At the end of 2021 – on December 30th in fact – something changed. Something enormous. We had a positive pregnancy test. We finally got to experience the unmatched feeling of joy and excitement at seeing those lines appear. At last, we could celebrate something my body was doing. Something we had desperately wanted it to do for so long. Something I thought my body was incapable of.

In the four months that have followed, I have slowly been learning to show my body the love and compassion it deserves. I suppose I have been on a lengthy journey with this.

So why now?

Because my body is no longer just mine. It now belongs to our tiny little Beanie as well. And I’m loving sharing it. My body is finally behaving in the way that I have watched almost all my nearest and dearests’ behave. It is, at long last, working. Exactly as it should. Miles and I are both delighting in the daily changes and transformations. For the first time, I am loving failing to button my jeans.

I would even go so far as to say that our huge little miracle is teaching me how to appreciate, to cherish and to work towards loving my body. Despite its many flaws.    
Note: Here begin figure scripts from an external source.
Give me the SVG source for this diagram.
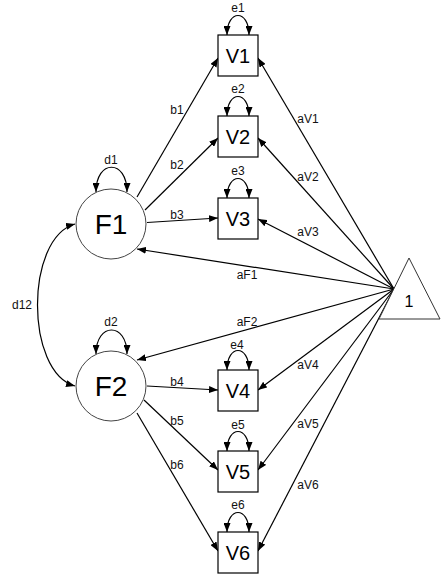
<svg xmlns="http://www.w3.org/2000/svg" width="445" height="576" viewBox="0 0 445 576">
<style>
.lbl{font-family:"Liberation Sans",Arial,sans-serif;font-size:12px;fill:#111;text-anchor:middle}
.vt{font-family:"Liberation Sans",Arial,sans-serif;font-size:20px;fill:#000;text-anchor:middle}
.ft{font-family:"Liberation Sans",Arial,sans-serif;font-size:28px;fill:#000;text-anchor:middle}
.box{fill:#fff;stroke:#000;stroke-width:1.2}
.circ{fill:#fff;stroke:#444;stroke-width:1}
.con{fill:none;stroke:#000;stroke-width:1.2;marker-end:url(#ah)}
.loop{fill:none;stroke:#000;stroke-width:1.2;marker-start:url(#ah);marker-end:url(#ah)}
</style>
<defs>
<marker id="ah" markerUnits="userSpaceOnUse" markerWidth="9" markerHeight="7" refX="9" refY="3.5" orient="auto-start-reverse">
<path d="M0,0 L9,3.5 L0,7 z" fill="#000"/>
</marker>
</defs>
<rect width="445" height="576" fill="#fff"/>
<g id="connectors">
<path class="con" d="M137 197 L218 58"/>
<path class="con" d="M145 210 L218 138"/>
<path class="con" d="M147 222.5 L218 218"/>
<path class="con" d="M147 386 L218 390"/>
<path class="con" d="M144 400 L218 470"/>
<path class="con" d="M137 413 L218 551"/>
<path class="con" d="M394 289 L258 58"/>
<path class="con" d="M394 289 L258 138"/>
<path class="con" d="M394 289 L258 219"/>
<path class="con" d="M394 289 L137 249"/>
<path class="con" d="M394 289 L137 360"/>
<path class="con" d="M394 289 L258 390"/>
<path class="con" d="M394 289 L258 470"/>
<path class="con" d="M394 289 L258 551"/>
<path class="loop" d="M75 224 C25 238, 25 372, 75 386"/>
<path class="loop" d="M96 192 C96 159, 127 159, 127 192"/>
<path class="loop" d="M96 354 C96 322, 127 322, 127 354"/>
<path class="loop" d="M227 35 C227 9, 249 9, 249 35"/>
<path class="loop" d="M227 116 C227 90, 249 90, 249 116"/>
<path class="loop" d="M227 198 C227 172, 249 172, 249 198"/>
<path class="loop" d="M227 370 C227 344, 249 344, 249 370"/>
<path class="loop" d="M227 451 C227 425, 249 425, 249 451"/>
<path class="loop" d="M227 532 C227 506, 249 506, 249 532"/>
</g>
<g id="F1"><circle class="circ" cx="111" cy="224" r="35"/><text class="ft" x="111" y="234">F1</text></g>
<g id="F2"><circle class="circ" cx="111" cy="386" r="35"/><text class="ft" x="111" y="396">F2</text></g>
<g id="V1"><rect class="box" x="218" y="35" width="40" height="41"/><text class="vt" x="238" y="63">V1</text></g>
<g id="V2"><rect class="box" x="218" y="116" width="40" height="41"/><text class="vt" x="238" y="144">V2</text></g>
<g id="V3"><rect class="box" x="218" y="198" width="40" height="41"/><text class="vt" x="238" y="226">V3</text></g>
<g id="V4"><rect class="box" x="218" y="370" width="40" height="41"/><text class="vt" x="238" y="398">V4</text></g>
<g id="V5"><rect class="box" x="218" y="451" width="40" height="41"/><text class="vt" x="238" y="479">V5</text></g>
<g id="V6"><rect class="box" x="218" y="532" width="40" height="41"/><text class="vt" x="238" y="560">V6</text></g>
<g id="one"><polygon points="409,258 379,319 440,319" fill="#fff" stroke="#333" stroke-width="1"/><text x="409" y="307" style="font-family:'Liberation Sans',Arial,sans-serif;font-size:16px;fill:#000;text-anchor:middle">1</text></g>
<g id="labels">
<text class="lbl" x="238" y="12">e1</text>
<text class="lbl" x="238" y="93">e2</text>
<text class="lbl" x="238" y="175">e3</text>
<text class="lbl" x="237" y="349">e4</text>
<text class="lbl" x="238" y="429">e5</text>
<text class="lbl" x="238" y="509">e6</text>
<text class="lbl" x="111" y="164">d1</text>
<text class="lbl" x="111" y="326">d2</text>
<text class="lbl" x="22" y="309">d12</text>
<text class="lbl" x="177" y="114">b1</text>
<text class="lbl" x="177" y="169">b2</text>
<text class="lbl" x="177" y="219">b3</text>
<text class="lbl" x="177" y="386">b4</text>
<text class="lbl" x="177" y="425">b5</text>
<text class="lbl" x="177" y="469">b6</text>
<text class="lbl" x="308" y="123">aV1</text>
<text class="lbl" x="308" y="181">aV2</text>
<text class="lbl" x="308" y="236">aV3</text>
<text class="lbl" x="247" y="279">aF1</text>
<text class="lbl" x="247" y="326">aF2</text>
<text class="lbl" x="308" y="369">aV4</text>
<text class="lbl" x="308" y="428">aV5</text>
<text class="lbl" x="308" y="489">aV6</text>
</g>
</svg>
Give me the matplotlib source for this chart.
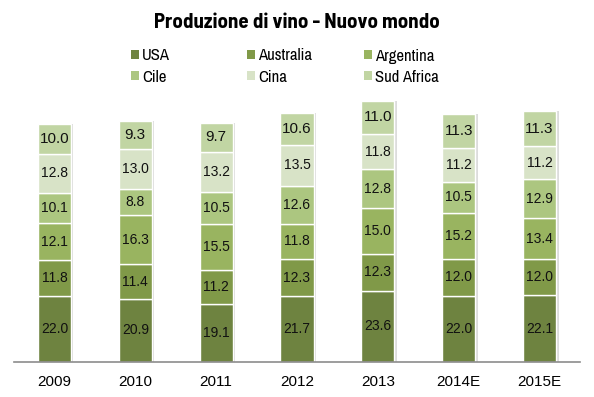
import matplotlib
matplotlib.use("Agg")
import matplotlib.pyplot as plt
from matplotlib.patches import Patch
import numpy as np

years = ["2009", "2010", "2011", "2012", "2013", "2014E", "2015E"]
series_names = ["USA", "Australia", "Argentina", "Cile", "Cina", "Sud Africa"]
usa = [22.0, 20.9, 19.1, 21.7, 23.6, 22.0, 22.1]
australia = [11.8, 11.4, 11.2, 12.3, 12.3, 12.0, 12.0]
argentina = [12.1, 16.3, 15.5, 11.8, 15.0, 15.2, 13.4]
cile = [10.1, 8.8, 10.5, 12.6, 12.8, 10.5, 12.9]
cina = [12.8, 13.0, 13.2, 13.5, 11.8, 11.2, 11.2]
sud_africa = [10.0, 9.3, 9.7, 10.6, 11.0, 11.3, 11.3]

colors = ["#6E8340", "#809948", "#99B460", "#ACC680", "#D8E3C7", "#C1D5A3"]

W, H = 594, 397
fig = plt.figure(figsize=(W / 100, H / 100), dpi=100)
ax = fig.add_axes([14 / W, 35 / H, (580 - 14) / W, (362 - 90) / H])

title_font = ["Barlow Semi Condensed", "DejaVu Sans"]
leg_font = ["Archivo Narrow", "DejaVu Sans"]
reg = ["Liberation Sans", "DejaVu Sans"]

data = [usa, australia, argentina, cile, cina, sud_africa]
x = np.arange(len(years))
width = 0.41
totals = np.sum(np.array(data), axis=0)
# subtle shadow
ax.bar(x + 0.03, totals, width, color="#dcdcdc", zorder=1, linewidth=0)
bottom = np.zeros(len(years))
for i, (vals, name) in enumerate(zip(data, series_names)):
    vals = np.array(vals)
    ax.bar(x, vals, width, bottom=bottom, color=colors[i], edgecolor="white",
           linewidth=1.0, zorder=2, label=name)
    for xi, b, v in zip(x, bottom, vals):
        fs = 11 if i == 5 else 10
        ax.text(xi, b + v / 2, f"{v:.1f}", ha="center", va="center",
                fontsize=fs, family=reg, color="#111111", zorder=3)
    bottom += vals

ax.set_xlim(-0.5, len(years) - 0.5)
ax.set_ylim(0, 90)
ax.set_xticks(x)
ax.set_xticklabels(years, family=reg, fontsize=11)
ax.tick_params(axis="x", length=0, pad=9)
ax.set_yticks([])
for s in ["top", "right", "left"]:
    ax.spines[s].set_visible(False)
ax.spines["bottom"].set_color("#8c8c8c")
ax.spines["bottom"].set_linewidth(1.2)

fig.text(0.5, 1 - 28 / H, "Produzione di vino - Nuovo mondo", ha="center",
         va="baseline", fontsize=15, fontweight=700, family=title_font)

# legend entries placed individually (3 columns x 2 rows)
col_x = [131, 247, 364]
row_y = [56, 77]
for i, name in enumerate(series_names):
    r, c = divmod(i, 3)
    h = [Patch(facecolor=colors[i], edgecolor="none")]
    fig.legend(h, [name], loc="center left",
               bbox_to_anchor=(col_x[c] / W, 1 - row_y[r] / H),
               frameon=False, prop={"family": leg_font, "size": 12},
               handlelength=0.45, handleheight=0.45, handletextpad=0.2,
               borderpad=0, borderaxespad=0)

fig.savefig("out.png", dpi=100)
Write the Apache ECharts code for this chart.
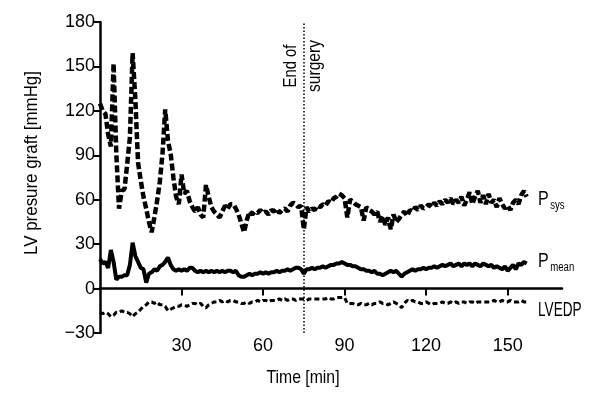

And here’s how we told the world…

This Post Has 12 Comments

  1. Judith Gordon

    This made me cry with sadness and finally …
    Cry with joy. A wonderful account of your journey, and reward for doing what you always say …” Believing.”
    Never giving up. Xxx

  2. Diane Linton

    Wonderful!!
    Lots of luck & love to you both xxx

  3. JanetFriedman

    So lovely to read this skillfully written piece. Lovely to understand how happy you and Miles are. Miracles do happen and you are a miracle maker Emma. Much love Jan the Gran xxxxx

    1. Emma Baim

      Thank you so much. I think believing is half the battle. x

    2. Barbara

      Such an insightful and beautifully written piece! And I love the way you announce Beanie. Wishing both of you and all your family good health, good news and a future full of love. Hope to meet you all before too long.

      1. Emma Baim

        That would be lovely – here’s hoping! x

  4. Heather Baim

    Beautifully written and a joy to read. Hope at the end of the tunnel of worry. We can’t wait to meet Beanie xxxxxxxx

    1. Emma Baim

      Thank you. Beanie can’t wait to meet you too! x

  5. Nix Smith

    So beautifully and honestly written… As always! Very proud of you and so excited to be an Auntie to baby Beanie PG. Enjoy your well-deserved Honeymoon with your gorgeous Mr Baim! XXX ❤️???